Comprehensive Analysis
An analysis of Banxa's past performance from fiscal year 2021 through fiscal year 2025 reveals a company struggling with the fundamentals of its business despite impressive top-line growth. The period is characterized by a frantic chase for revenue that has come at the expense of profitability, margin stability, and balance sheet health. While revenue grew from A$45.97 million in FY2021 to A$321.21 million in FY2024, this growth has been erratic and accompanied by a worrying deterioration in the company's financial condition, placing it in a significantly weaker position than peers like Coinbase, Nuvei, or even WonderFi.

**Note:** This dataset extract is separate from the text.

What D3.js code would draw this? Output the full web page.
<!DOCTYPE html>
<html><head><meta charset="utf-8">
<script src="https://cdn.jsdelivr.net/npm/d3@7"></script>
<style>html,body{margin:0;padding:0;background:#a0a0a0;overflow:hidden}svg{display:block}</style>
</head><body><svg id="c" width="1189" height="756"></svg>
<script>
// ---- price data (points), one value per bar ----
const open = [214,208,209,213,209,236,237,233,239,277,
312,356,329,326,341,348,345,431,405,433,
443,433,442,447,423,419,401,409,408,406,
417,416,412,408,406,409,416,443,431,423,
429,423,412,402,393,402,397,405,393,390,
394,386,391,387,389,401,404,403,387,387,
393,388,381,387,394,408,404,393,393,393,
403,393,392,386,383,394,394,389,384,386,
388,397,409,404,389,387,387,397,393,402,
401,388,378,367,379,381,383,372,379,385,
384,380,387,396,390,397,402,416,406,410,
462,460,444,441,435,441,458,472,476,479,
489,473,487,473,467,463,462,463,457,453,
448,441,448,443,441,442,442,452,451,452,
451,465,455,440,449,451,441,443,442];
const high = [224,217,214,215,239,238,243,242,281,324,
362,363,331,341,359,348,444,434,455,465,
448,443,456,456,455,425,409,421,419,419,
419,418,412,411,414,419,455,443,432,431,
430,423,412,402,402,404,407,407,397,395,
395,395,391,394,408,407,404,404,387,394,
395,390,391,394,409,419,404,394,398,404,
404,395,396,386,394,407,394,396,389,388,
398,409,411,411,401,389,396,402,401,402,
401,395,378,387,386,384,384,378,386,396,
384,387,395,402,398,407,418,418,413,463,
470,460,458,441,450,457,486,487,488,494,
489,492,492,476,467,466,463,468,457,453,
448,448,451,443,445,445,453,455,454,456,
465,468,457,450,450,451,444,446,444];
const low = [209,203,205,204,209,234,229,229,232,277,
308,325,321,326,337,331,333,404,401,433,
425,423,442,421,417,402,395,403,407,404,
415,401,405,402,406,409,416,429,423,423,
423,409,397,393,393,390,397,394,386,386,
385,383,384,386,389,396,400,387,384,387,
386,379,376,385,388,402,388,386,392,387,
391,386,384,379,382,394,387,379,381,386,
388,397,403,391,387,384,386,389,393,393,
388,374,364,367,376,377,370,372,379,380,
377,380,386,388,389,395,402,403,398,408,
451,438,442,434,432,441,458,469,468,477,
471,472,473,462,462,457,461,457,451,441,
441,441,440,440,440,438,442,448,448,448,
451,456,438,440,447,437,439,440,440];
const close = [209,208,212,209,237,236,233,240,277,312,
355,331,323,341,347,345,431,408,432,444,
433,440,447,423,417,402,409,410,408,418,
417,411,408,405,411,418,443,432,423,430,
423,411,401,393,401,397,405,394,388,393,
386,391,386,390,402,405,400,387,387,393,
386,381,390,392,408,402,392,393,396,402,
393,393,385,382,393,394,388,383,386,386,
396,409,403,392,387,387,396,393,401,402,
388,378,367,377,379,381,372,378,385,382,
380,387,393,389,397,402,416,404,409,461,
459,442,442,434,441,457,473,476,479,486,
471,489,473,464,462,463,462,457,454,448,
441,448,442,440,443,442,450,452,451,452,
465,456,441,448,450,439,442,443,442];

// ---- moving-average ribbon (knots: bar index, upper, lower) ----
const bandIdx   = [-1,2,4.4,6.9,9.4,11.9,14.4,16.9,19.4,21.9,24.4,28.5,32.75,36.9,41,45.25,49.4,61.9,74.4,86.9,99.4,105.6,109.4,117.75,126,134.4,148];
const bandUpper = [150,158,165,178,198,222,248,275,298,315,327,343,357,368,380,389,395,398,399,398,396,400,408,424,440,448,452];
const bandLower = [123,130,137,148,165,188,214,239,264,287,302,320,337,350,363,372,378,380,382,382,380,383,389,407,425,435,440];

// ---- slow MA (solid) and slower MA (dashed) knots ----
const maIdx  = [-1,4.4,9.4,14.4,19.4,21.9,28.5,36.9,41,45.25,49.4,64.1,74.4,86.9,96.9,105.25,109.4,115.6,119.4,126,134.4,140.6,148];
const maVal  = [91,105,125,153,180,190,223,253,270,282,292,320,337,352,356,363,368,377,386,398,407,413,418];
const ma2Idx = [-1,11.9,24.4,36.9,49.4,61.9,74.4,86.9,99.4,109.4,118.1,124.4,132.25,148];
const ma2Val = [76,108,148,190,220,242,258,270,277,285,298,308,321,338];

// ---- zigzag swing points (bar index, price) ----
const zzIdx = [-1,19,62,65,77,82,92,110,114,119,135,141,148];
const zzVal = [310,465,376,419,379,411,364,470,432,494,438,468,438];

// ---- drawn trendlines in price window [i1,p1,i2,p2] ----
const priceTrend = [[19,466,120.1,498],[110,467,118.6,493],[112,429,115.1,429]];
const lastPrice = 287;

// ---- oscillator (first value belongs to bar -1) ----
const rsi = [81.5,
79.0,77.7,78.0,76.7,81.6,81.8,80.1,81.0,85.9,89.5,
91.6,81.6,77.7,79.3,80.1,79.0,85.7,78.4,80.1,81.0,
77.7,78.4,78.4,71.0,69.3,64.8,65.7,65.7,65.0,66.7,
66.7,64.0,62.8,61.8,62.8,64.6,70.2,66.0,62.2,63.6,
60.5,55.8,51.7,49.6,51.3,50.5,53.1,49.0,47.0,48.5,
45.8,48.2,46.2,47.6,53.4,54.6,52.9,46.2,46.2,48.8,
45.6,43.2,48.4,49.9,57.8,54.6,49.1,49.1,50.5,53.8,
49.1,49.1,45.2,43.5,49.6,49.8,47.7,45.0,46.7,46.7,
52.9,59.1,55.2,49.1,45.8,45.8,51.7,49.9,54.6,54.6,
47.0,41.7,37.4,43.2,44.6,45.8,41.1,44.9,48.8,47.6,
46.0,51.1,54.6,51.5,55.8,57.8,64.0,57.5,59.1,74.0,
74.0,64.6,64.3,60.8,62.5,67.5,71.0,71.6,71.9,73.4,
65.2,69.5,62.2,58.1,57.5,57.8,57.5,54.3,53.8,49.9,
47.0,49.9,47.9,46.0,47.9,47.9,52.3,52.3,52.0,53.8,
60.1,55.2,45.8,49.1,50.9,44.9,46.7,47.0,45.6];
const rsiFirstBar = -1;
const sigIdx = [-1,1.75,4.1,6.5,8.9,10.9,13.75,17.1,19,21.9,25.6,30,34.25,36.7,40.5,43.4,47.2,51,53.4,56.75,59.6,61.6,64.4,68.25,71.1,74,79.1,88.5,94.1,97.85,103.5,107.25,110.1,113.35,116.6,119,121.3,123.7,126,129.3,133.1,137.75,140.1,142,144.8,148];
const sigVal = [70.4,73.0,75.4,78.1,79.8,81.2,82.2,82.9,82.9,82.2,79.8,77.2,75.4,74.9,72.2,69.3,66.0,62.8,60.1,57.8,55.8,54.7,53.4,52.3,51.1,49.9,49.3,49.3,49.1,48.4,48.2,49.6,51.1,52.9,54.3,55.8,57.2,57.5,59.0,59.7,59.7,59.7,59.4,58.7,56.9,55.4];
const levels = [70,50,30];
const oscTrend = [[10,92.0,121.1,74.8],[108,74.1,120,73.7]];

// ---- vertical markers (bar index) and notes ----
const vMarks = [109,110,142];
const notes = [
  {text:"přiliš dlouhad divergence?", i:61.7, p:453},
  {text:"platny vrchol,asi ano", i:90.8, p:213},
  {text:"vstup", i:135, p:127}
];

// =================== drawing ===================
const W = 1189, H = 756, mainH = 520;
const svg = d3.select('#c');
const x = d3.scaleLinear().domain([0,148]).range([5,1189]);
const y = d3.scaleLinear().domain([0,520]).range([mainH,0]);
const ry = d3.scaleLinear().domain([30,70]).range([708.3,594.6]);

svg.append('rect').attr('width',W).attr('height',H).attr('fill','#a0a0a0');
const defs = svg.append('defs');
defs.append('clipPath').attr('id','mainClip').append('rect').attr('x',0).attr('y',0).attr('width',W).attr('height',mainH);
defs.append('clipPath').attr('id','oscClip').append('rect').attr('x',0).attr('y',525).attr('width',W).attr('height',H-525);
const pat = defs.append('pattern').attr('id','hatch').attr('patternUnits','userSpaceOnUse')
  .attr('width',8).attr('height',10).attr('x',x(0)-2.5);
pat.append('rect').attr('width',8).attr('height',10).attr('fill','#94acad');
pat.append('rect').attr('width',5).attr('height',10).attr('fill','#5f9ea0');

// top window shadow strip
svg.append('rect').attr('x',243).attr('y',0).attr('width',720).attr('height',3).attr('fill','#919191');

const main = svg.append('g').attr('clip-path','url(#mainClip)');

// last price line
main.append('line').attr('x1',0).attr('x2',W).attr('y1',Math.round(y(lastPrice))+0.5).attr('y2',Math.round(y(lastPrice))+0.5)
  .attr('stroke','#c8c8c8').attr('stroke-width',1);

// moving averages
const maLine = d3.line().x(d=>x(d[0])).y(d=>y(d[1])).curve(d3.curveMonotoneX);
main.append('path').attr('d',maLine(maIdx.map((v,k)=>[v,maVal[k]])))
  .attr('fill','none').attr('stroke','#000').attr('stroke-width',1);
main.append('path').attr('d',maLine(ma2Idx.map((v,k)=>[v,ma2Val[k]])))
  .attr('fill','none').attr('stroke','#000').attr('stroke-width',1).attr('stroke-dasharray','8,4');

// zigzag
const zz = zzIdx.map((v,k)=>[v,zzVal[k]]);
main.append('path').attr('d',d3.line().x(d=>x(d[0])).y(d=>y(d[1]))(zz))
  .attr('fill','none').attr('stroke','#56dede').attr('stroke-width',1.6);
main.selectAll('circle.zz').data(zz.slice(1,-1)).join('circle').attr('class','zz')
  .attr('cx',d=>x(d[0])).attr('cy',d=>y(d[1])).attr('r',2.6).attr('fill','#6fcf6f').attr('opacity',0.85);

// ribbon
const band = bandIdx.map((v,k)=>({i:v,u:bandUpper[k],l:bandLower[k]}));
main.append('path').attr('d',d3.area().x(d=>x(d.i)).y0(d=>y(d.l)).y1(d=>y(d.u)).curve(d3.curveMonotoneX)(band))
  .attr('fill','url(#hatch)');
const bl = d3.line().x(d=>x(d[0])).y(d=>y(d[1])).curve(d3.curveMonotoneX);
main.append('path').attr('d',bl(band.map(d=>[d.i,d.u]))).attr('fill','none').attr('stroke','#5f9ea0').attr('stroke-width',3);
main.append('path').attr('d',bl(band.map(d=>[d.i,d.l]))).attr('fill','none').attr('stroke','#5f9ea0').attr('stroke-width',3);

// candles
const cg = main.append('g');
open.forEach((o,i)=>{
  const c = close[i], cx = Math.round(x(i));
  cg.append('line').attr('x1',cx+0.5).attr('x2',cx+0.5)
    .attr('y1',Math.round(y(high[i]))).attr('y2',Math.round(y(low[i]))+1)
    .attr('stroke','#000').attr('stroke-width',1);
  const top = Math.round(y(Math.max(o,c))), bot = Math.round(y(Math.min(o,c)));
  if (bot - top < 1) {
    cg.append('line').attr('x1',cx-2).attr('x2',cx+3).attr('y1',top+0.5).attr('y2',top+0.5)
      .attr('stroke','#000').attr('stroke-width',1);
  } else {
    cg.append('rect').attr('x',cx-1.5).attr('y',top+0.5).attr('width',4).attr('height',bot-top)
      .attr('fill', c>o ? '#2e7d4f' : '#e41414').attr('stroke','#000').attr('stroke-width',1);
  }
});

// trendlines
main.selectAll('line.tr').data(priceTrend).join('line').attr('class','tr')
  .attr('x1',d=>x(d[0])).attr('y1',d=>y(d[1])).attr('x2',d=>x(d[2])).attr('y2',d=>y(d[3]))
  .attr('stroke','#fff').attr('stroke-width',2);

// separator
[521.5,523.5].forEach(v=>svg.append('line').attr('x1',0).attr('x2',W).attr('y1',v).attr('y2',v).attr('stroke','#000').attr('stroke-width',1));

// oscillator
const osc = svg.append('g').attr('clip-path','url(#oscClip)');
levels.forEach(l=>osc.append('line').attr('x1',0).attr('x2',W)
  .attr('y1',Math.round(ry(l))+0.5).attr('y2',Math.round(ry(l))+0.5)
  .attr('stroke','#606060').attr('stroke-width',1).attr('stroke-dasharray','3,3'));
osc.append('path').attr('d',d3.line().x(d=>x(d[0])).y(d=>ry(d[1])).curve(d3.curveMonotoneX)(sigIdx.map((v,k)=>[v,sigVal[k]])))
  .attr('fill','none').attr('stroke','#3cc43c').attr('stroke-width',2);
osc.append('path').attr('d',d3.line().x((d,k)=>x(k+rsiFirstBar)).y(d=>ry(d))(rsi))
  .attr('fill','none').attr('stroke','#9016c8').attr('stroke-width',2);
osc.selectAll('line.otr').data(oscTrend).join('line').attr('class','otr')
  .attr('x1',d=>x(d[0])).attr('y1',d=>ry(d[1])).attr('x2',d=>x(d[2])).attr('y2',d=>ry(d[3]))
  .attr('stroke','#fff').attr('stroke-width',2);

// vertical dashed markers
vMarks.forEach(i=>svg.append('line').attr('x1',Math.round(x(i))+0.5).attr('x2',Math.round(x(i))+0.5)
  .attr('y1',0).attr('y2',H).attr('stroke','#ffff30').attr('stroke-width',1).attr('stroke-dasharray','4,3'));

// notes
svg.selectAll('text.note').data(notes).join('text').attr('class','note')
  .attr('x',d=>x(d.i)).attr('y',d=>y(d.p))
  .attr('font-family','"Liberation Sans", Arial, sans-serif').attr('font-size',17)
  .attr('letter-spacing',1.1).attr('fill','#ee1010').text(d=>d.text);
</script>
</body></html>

The most concerning trend in Banxa's historical performance is the complete erosion of its profitability metrics. The company has not recorded a profitable year in this period, with net losses ranging from A$4.3 million to A$17.3 million annually. More alarmingly, gross margins have plummeted from a healthy 36.66% in FY2021 to a razor-thin 5.91% projected for FY2025. This suggests that Banxa may be competing aggressively on price, sacrificing profitability for market share in a highly competitive industry. This contrasts sharply with profitable competitors like Coinbase, which maintains high transaction margins, and Nuvei, which operates with a healthy overall EBITDA margin.
From a cash flow and balance sheet perspective, Banxa's history is equally troubling. The company has consistently generated negative operating cash flow, meaning its core business operations consume more cash than they generate. Consequently, free cash flow has also been persistently negative, with the company burning between A$1.2 million and A$11.3 million annually. This cash burn has weakened the balance sheet, with shareholder's equity turning negative in FY2023 (-A$2.21 million) and worsening to -A$12.45 million by FY2025. This indicates that the company's liabilities now exceed its assets, a serious red flag for financial stability.
In summary, Banxa's past performance does not inspire confidence in its execution or resilience. While the company has demonstrated an ability to increase its transaction volumes and revenue, it has done so unsustainably. The historical record is one of cash burn, margin compression, and increasing financial fragility. This track record of value destruction for shareholders stands in stark contrast to the stronger, more resilient performance of its key public and private competitors, who have either achieved profitability or possess far superior capital reserves to navigate the volatile crypto market.